Henry A. Rucker was an African American entrepreneur and Republican politician who had risen from slavery to become one of Georgia’s most powerful Black leaders during the Jim Crow era. He was best known for managing federal tax collections for the state of Georgia from the late nineteenth century into the early twentieth century. Within Atlanta’s segregated political landscape, he was widely viewed as an adept, machine-connected operator who balanced public respectability with tangible patronage power. His influence extended beyond officeholding into the growth of Black business life, most notably through development on Auburn Avenue.
Early Life and Education
Henry Allen Rucker was born in Washington, Georgia, and he had been enslaved to Dr. William King. After the war, he had lived through the economic and social disruptions of Reconstruction and its retreat, and he had used education and steady work to rebuild his prospects. He had attended Storrs School and later studied through Storrs Night School and Atlanta University Academy, while also taking on odd jobs and teaching in public schools.
Before he entered politics, Rucker had also pursued community-based organization, joining Jackson McHenry in one of Atlanta’s Black militia companies during the 1870s. His early trajectory combined formal study with practical effort, and it pointed toward a worldview in which institutional competence and disciplined advancement could create political leverage. He eventually purchased a house and a barber shop, which would later function as both a business foothold and a social crossroads.
Career
Rucker worked in a range of federal and quasi-administrative roles, moving through jobs such as storekeeper, route agent, deputy collector, and liquor gauger. These positions had placed him close to the mechanisms of governance and patronage, while also strengthening his capacity to translate government access into career-making opportunities for others. His barber shop became a local center of political conversation, drawing in influential white figures and allowing him to advise on appointments and placements.
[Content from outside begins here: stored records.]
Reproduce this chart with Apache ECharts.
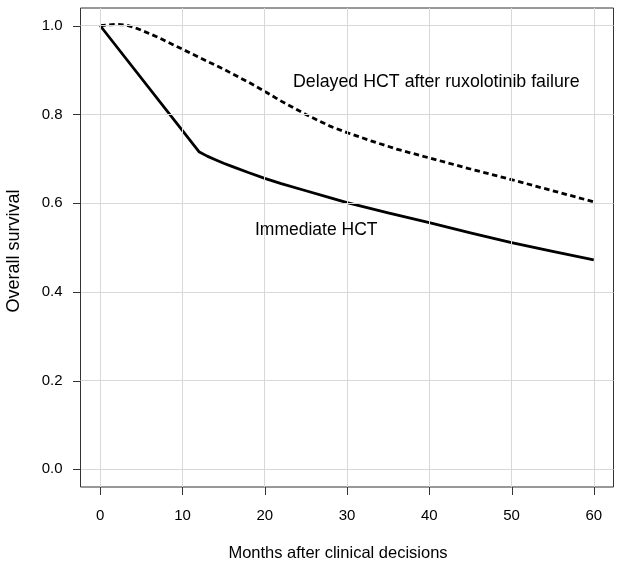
<!DOCTYPE html>
<html>
<head>
<meta charset="utf-8">
<script src="https://cdn.jsdelivr.net/npm/echarts@6/dist/echarts.min.js"></script>
<style>html,body{margin:0;padding:0;background:#fff}#c{width:624px;height:570px}</style>
</head>
<body>
<div id="c"></div>
<script>
// Data
const xTicks = [0, 10, 20, 30, 40, 50, 60];
const yTicks = [0, 0.2, 0.4, 0.6, 0.8, 1.0];
const immediateMonths = [0, 12, 13, 14, 15, 16, 18, 20, 22, 25, 28, 30, 35, 40, 45, 50, 55, 60];
const immediateOS = [1.0, 0.716, 0.706, 0.698, 0.690, 0.683, 0.669, 0.656, 0.644, 0.628, 0.612, 0.601, 0.578, 0.556, 0.533, 0.511, 0.491, 0.472];
const delayedMonths = [0, 1, 2, 3, 4, 5, 6, 7, 8, 10, 12, 15, 18, 20, 22, 25, 28, 30, 33, 36, 40, 45, 50, 55, 60];
const delayedOS = [1.0, 1.002, 1.003, 1.002, 0.997, 0.99, 0.982, 0.974, 0.965, 0.947, 0.929, 0.902, 0.873, 0.852, 0.830, 0.800, 0.773, 0.759, 0.740, 0.722, 0.702, 0.677, 0.653, 0.628, 0.603];
const labelImmediate = 'Immediate HCT';
const labelDelayed = 'Delayed HCT after ruxolotinib failure';
const xTitle = 'Months after clinical decisions';
const yTitle = 'Overall survival';

const FONT = '"Liberation Sans", Arial, Helvetica, sans-serif';
const zip = (a, b) => a.map((v, i) => [v, b[i]]);

// Outer frame (R-style 4% padding) and inner label grid spanning exactly 0..60 / 0..1
const G = {left: 80.5, right: 10.5, top: 8, bottom: 83};
const xPad = 2.4, yPad = 0.04;
const W = 624 - G.left - G.right, H = 570 - G.top - G.bottom;
const ix0 = G.left + xPad / (60 + 2 * xPad) * W;
const ix1 = G.left + (60 + xPad) / (60 + 2 * xPad) * W;
const iy1 = G.top + yPad / (1 + 2 * yPad) * H;
const iy0 = G.top + (1 + yPad) / (1 + 2 * yPad) * H;
const TICK = 8;

const chart = echarts.init(document.getElementById('c'), null, {renderer: 'canvas'});
chart.setOption({
  animation: false,
  backgroundColor: '#fff',
  grid: [
    {left: G.left, right: G.right, top: G.top, bottom: G.bottom, show: true, borderColor: '#333', borderWidth: 1, backgroundColor: 'transparent'},
    {left: ix0, right: 624 - ix1, top: iy1, bottom: 570 - iy0, show: false}
  ],
  xAxis: [
    {gridIndex: 0, type: 'value', min: -xPad, max: 60 + xPad,
      axisLine: {show: false}, axisTick: {show: false}, axisLabel: {show: false}, splitLine: {show: false}},
    {gridIndex: 1, type: 'value', min: 0, max: 60, interval: 10, offset: (G.top + H) - iy0,
      axisLine: {show: false}, axisTick: {show: false},
      axisLabel: {show: true, margin: 21, color: '#000', fontSize: 15, fontFamily: FONT},
      splitLine: {show: false}}
  ],
  yAxis: [
    {gridIndex: 0, type: 'value', min: -yPad, max: 1 + yPad,
      axisLine: {show: false}, axisTick: {show: false}, axisLabel: {show: false}, splitLine: {show: false}},
    {gridIndex: 1, type: 'value', min: 0, max: 1, interval: 0.2, offset: ix0 - G.left,
      axisLine: {show: false}, axisTick: {show: false},
      axisLabel: {show: true, margin: 18, color: '#000', fontSize: 15, fontFamily: FONT, formatter: v => v.toFixed(1)},
      splitLine: {show: false}}
  ],
  series: [
    {
      type: 'line', data: [], z: 1, silent: true, xAxisIndex: 0, yAxisIndex: 0,
      markLine: {
        silent: true, symbol: 'none', animation: false,
        label: {show: false},
        lineStyle: {color: '#d8d8d8', width: 1, type: 'solid'},
        data: xTicks.map(v => ({xAxis: v})).concat(yTicks.map(v => ({yAxis: v})))
      }
    },
    {
      // x-axis tick marks, positioned through the axis scale
      type: 'custom', xAxisIndex: 0, yAxisIndex: 0, clip: false, silent: true, z: 5,
      data: xTicks.map(v => [v, 0]),
      encode: {x: 0, y: 1},
      renderItem: (params, api) => {
        const p = api.coord([api.value(0), -yPad]);
        const x = Math.round(p[0]) + 0.5, y = Math.round(p[1]);
        return {type: 'line', shape: {x1: x, y1: y, x2: x, y2: y + TICK}, style: {stroke: '#333', lineWidth: 1}};
      }
    },
    {
      // y-axis tick marks
      type: 'custom', xAxisIndex: 0, yAxisIndex: 0, clip: false, silent: true, z: 5,
      data: yTicks.map(v => [0, v]),
      encode: {x: 0, y: 1},
      renderItem: (params, api) => {
        const p = api.coord([-xPad, api.value(1)]);
        const x = Math.round(p[0]), y = Math.round(p[1]) + 0.5;
        return {type: 'line', shape: {x1: x, y1: y, x2: x - TICK, y2: y}, style: {stroke: '#333', lineWidth: 1}};
      }
    },
    {
      name: labelDelayed, type: 'line', data: zip(delayedMonths, delayedOS), smooth: false,
      xAxisIndex: 0, yAxisIndex: 0, showSymbol: false, z: 3,
      lineStyle: {color: '#000', width: 2.8, type: [5.5, 3.5], join: 'round'}
    },
    {
      name: labelImmediate, type: 'line', data: zip(immediateMonths, immediateOS), smooth: false,
      xAxisIndex: 0, yAxisIndex: 0, showSymbol: false, z: 3,
      lineStyle: {color: '#000', width: 2.8, join: 'round'}
    }
  ],
  graphic: [
    {type: 'text', x: 293, y: 82, z: 10, style: {text: labelDelayed, fill: '#000', font: '17.8px ' + FONT, verticalAlign: 'middle'}},
    {type: 'text', x: 255, y: 230, z: 10, style: {text: labelImmediate, fill: '#000', font: '17.5px ' + FONT, verticalAlign: 'middle'}},
    {type: 'text', x: 338, y: 553, z: 10, style: {text: xTitle, fill: '#000', font: '16.5px ' + FONT, align: 'center', verticalAlign: 'middle'}},
    {type: 'text', x: 14, y: 251, rotation: Math.PI / 2, z: 10, style: {text: yTitle, fill: '#000', font: '18px ' + FONT, align: 'center', verticalAlign: 'middle'}}
  ]
});
</script>
</body>
</html>
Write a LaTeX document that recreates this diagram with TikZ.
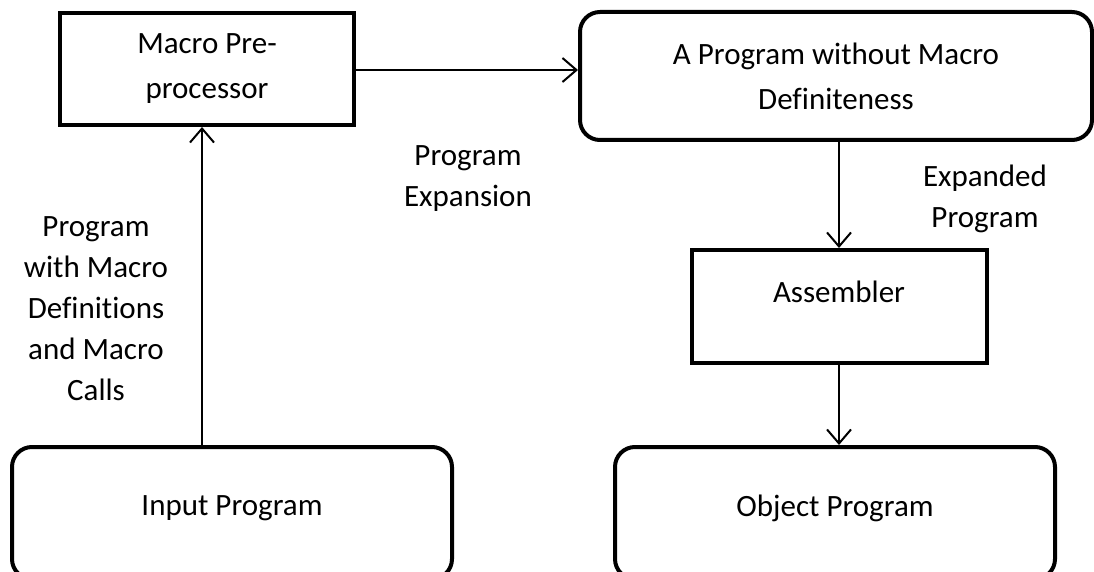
\documentclass[tikz,border=0pt]{standalone}
\usepackage{fontspec}
\setmainfont{Carlito}[Ligatures={NoCommon}]
\usetikzlibrary{arrows.meta}
\tikzset{
  box/.style={draw=black, line width=4pt, fill=white, inner sep=0pt, align=center, font=\fontsize{31}{45}\selectfont},
  rbox/.style={box, rounded corners=20pt},
  arr/.style={draw=black, line width=2pt, -{Straight Barb[length=14pt,width=24pt,line width=2pt]}},
  lbl/.style={align=center, inner sep=0pt},
}
\begin{document}
\begin{tikzpicture}[x=1pt,y=-1pt,font=\fontsize{31}{41}\selectfont]
\useasboundingbox (0,0) rectangle (1094,572);
\clip (0,0) rectangle (1094,572);
% boxes
\node[box, minimum width=294pt, minimum height=112pt] (macro) at (207,69) {Macro Pre-\\processor};
\node[rbox, minimum width=512pt, minimum height=128pt] (prog) at (836,76) {A Program without Macro\\Definiteness};
\node[box, minimum width=295pt, minimum height=113pt] (asm) at (839,306.5) {};
\node[lbl] (asmtext) at (839,292) {Assembler};
\node[rbox, minimum width=440pt, minimum height=132pt] (input) at (232,513) {};
\node[lbl] (inputtext) at (232,508) {Input Program};
\node[rbox, minimum width=440pt, minimum height=132pt] (object) at (835,513) {};
\node[lbl] (objecttext) at (835,508) {Object Program};
% labels
\node[lbl] (lexp) at (468,179) {Program\\Expansion};
\node[lbl] (lexpd) at (985,199) {Expanded\\Program};
\node[lbl] (lwith) at (96,309) {Program\\with Macro\\Definitions\\and Macro\\Calls};
% connectors
\coordinate (upx) at (202,0);
\draw[arr] (input.north -| upx) -- (macro.south -| upx);
\draw[arr] (macro.east |- 0,70) -- (prog.west |- 0,70);
\draw[arr] (prog.south -| asm.north) -- (asm.north);
\draw[arr] (asm.south) -- (object.north -| asm.south);
\end{tikzpicture}
\end{document}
His business activities generated capital that helped him secure leadership in the Georgia Real Estate Loan and Trust Company. Through this blend of commerce and public administration, Rucker had cultivated a reputation for organizational skill and money-management competence in an era when Black economic life faced systematic restriction. He supported efforts that expanded Black liquor opportunities and he opposed prohibition, reflecting a politics that treated regulation and licensing as practical matters of livelihood and autonomy.
Rucker entered the Republican Party’s national orbit as a delegate to the Republican National Convention by 1880. In Georgia, he and other educated Black Republicans had pushed for federal patronage positions, arguing that Black voters had formed a crucial base of the party while also seeking recognition of Black concerns within party reconciliation efforts. He supported proposals aimed at improving streets in Black neighborhoods and increasing public school enrollment.
In the 1880s and again in the early 1890s, President Grover Cleveland had dismissed him from federal clerk work, yet Rucker had continued to consolidate his political role. He kept building influence through party participation, federal networking, and coalition management, and he remained a persistent figure in Republican politics even when executive appointments shifted. By the 1896 Republican National Convention, he had been a vocal supporter of William McKinley, framing McKinley’s stance as beneficial to free and well-paid labor in the South and as offering incentives that could “ameliorate” the condition of Black Americans.
Rucker’s major breakthrough arrived in 1897, when James W. English recommended him for the head of revenue collection amid protests from some white opponents who sought an end to patronage for Black officials. President McKinley appointed him to the post with an annual income of $4,500, placing him in a powerful administrative position. As head of revenue collection, Rucker had gained structured access to the practical workings of political privilege, turning official authority into networks of influence and appointments.
During his tenure, he supported appointments and institutional changes that benefited Black communities, including helping place T. A. Jackson as principal of the Mitchell Street School. He also had appointed Black men to Internal Revenue positions that whites had attempted to block in protest of his nominations. At the same time, he had disciplined staff when he believed officials abused their roles, including firing a Black elevator conductor for misconduct and insulting behavior toward clientele.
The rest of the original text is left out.